## Given entries
<<<<
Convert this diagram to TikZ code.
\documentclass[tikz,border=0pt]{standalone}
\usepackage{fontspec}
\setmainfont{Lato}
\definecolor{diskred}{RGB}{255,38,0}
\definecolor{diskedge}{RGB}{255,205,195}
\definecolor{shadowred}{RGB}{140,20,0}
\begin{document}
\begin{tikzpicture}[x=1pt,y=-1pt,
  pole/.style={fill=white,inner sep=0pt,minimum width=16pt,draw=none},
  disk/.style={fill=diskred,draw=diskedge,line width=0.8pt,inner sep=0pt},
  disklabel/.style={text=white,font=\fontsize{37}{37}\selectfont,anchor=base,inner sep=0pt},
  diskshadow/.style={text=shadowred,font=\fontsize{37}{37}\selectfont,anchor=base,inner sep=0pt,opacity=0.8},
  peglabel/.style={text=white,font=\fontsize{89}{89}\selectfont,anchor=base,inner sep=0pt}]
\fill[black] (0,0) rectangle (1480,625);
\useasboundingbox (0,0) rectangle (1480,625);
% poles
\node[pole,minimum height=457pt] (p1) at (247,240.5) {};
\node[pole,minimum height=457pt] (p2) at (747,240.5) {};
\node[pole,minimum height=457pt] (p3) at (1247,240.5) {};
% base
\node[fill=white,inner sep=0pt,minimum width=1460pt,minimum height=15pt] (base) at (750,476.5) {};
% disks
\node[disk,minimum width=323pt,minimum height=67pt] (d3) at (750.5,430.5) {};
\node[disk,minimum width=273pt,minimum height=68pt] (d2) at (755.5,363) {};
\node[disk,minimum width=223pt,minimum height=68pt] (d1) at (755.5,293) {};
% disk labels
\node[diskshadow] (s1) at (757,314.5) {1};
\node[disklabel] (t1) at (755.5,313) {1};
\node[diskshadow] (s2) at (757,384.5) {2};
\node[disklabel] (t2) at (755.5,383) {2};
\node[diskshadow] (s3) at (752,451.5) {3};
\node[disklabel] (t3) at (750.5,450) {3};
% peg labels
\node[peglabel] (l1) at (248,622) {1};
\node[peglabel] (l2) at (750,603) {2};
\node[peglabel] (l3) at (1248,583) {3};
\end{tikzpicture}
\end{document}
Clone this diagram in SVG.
>>>>
<<<<
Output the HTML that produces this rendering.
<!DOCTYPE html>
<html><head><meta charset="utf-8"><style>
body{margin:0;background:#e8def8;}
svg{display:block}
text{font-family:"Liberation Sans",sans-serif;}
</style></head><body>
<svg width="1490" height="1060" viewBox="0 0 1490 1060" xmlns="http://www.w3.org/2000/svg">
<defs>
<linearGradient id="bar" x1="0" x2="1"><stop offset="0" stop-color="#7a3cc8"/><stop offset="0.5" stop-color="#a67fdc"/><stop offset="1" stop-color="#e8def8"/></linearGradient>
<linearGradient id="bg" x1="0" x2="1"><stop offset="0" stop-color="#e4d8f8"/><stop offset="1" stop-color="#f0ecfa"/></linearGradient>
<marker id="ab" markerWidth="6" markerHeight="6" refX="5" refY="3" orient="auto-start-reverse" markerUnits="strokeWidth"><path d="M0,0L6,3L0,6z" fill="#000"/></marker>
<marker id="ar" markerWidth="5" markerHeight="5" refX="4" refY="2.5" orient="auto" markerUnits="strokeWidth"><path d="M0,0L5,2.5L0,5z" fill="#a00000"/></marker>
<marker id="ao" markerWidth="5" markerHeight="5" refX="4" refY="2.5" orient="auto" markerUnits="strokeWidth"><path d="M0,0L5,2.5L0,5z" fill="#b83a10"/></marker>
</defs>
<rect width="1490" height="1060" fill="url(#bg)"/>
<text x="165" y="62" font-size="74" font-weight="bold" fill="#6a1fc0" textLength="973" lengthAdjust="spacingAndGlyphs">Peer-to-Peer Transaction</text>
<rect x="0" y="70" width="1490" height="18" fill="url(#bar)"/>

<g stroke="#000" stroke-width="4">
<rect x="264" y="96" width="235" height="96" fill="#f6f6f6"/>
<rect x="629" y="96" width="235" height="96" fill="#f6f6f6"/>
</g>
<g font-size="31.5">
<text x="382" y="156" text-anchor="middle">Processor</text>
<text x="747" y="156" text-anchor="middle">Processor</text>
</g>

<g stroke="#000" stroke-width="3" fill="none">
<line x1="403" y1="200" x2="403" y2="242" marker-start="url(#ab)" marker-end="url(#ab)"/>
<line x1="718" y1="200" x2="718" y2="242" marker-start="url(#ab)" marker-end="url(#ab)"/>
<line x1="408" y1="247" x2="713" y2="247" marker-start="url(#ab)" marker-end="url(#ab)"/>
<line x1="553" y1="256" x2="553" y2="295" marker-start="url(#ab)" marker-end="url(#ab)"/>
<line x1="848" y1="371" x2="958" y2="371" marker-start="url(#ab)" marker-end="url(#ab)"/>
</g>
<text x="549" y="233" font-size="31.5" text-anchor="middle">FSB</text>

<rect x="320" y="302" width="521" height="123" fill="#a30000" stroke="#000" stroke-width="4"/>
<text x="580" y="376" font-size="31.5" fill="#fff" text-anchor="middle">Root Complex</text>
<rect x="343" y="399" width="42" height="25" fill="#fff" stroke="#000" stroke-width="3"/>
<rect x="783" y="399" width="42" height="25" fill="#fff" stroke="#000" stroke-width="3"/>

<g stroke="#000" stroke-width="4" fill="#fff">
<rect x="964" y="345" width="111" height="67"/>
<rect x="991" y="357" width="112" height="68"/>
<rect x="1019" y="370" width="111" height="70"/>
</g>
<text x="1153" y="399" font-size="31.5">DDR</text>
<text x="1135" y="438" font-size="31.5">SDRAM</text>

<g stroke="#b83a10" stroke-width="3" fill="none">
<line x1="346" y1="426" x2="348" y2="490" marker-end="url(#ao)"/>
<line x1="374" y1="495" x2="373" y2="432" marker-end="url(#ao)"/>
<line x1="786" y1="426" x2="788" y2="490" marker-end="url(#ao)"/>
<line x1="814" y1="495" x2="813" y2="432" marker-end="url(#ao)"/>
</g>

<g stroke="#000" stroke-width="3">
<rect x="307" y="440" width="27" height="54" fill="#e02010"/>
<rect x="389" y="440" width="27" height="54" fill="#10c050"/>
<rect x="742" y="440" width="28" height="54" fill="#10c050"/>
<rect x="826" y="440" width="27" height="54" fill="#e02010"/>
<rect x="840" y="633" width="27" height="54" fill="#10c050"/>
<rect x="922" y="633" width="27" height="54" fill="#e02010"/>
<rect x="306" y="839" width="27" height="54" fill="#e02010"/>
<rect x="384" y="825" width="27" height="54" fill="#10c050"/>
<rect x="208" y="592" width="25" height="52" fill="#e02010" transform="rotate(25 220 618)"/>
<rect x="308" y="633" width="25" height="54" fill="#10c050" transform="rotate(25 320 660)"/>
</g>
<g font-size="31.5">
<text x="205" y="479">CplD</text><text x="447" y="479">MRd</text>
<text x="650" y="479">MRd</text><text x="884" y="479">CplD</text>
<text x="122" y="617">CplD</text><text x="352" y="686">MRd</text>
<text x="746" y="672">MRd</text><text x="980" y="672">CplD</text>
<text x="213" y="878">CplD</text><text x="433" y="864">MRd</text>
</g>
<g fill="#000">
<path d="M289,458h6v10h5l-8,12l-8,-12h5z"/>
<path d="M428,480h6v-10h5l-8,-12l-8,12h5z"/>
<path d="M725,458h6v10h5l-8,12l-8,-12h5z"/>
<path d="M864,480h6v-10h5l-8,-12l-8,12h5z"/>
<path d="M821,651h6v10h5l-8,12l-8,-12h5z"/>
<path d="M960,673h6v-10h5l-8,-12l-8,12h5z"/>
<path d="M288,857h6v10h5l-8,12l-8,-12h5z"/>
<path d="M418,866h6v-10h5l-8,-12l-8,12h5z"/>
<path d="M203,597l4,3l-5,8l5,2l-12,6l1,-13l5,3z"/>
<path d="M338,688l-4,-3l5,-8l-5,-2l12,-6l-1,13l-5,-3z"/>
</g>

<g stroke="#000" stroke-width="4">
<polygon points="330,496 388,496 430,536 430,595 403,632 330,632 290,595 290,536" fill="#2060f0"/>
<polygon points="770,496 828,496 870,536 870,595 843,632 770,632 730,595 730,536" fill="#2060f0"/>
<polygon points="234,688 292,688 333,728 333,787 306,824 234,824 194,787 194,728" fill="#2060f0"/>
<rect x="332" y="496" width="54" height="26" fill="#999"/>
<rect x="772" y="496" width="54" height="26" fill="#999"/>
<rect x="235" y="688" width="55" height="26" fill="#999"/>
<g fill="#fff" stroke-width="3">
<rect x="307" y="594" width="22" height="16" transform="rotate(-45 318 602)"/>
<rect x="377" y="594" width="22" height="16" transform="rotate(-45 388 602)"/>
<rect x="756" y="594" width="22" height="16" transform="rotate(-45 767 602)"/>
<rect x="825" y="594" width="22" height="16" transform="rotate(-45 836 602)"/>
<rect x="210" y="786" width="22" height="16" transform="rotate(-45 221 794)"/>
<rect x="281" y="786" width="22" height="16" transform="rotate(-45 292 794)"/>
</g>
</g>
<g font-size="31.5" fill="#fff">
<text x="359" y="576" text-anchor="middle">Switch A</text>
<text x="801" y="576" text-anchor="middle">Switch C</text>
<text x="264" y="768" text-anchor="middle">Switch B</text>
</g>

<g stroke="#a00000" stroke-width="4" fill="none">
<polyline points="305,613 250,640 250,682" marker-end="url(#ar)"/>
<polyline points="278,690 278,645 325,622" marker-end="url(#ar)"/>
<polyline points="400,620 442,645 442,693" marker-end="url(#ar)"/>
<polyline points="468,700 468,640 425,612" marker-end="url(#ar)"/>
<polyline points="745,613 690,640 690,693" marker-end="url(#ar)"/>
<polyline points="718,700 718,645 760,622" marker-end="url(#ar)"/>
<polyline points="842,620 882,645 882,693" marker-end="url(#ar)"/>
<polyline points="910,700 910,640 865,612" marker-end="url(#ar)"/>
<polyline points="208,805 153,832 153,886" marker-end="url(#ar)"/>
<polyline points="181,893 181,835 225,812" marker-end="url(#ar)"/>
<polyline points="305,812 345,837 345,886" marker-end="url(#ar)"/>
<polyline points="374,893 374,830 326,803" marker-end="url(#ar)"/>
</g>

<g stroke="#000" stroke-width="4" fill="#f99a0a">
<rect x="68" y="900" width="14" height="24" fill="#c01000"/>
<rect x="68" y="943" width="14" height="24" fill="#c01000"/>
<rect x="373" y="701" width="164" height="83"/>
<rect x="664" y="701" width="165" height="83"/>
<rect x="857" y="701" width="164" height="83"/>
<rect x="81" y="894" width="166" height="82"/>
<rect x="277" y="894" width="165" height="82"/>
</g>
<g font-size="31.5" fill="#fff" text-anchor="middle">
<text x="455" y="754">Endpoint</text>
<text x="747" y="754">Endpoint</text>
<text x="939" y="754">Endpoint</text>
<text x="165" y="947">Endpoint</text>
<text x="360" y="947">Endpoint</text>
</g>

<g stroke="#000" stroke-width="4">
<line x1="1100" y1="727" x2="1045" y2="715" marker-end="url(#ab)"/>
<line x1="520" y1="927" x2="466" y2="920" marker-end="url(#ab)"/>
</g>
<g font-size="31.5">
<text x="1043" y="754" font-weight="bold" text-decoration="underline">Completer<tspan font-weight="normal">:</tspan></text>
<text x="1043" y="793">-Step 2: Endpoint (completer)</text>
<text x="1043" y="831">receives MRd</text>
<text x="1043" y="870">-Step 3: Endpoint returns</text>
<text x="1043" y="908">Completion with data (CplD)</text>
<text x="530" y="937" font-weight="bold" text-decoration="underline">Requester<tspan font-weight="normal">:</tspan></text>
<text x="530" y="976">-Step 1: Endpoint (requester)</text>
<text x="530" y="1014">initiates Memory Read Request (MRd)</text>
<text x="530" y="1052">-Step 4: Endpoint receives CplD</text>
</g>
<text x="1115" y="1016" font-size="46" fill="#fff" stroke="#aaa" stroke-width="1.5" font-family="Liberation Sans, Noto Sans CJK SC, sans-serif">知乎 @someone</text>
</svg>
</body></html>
>>>>
## To be done
Identify the lines in the entries that hold "this" and return each one.

## Written solution
Convert this diagram to TikZ code.
Clone this diagram in SVG.
Output the HTML that produces this rendering.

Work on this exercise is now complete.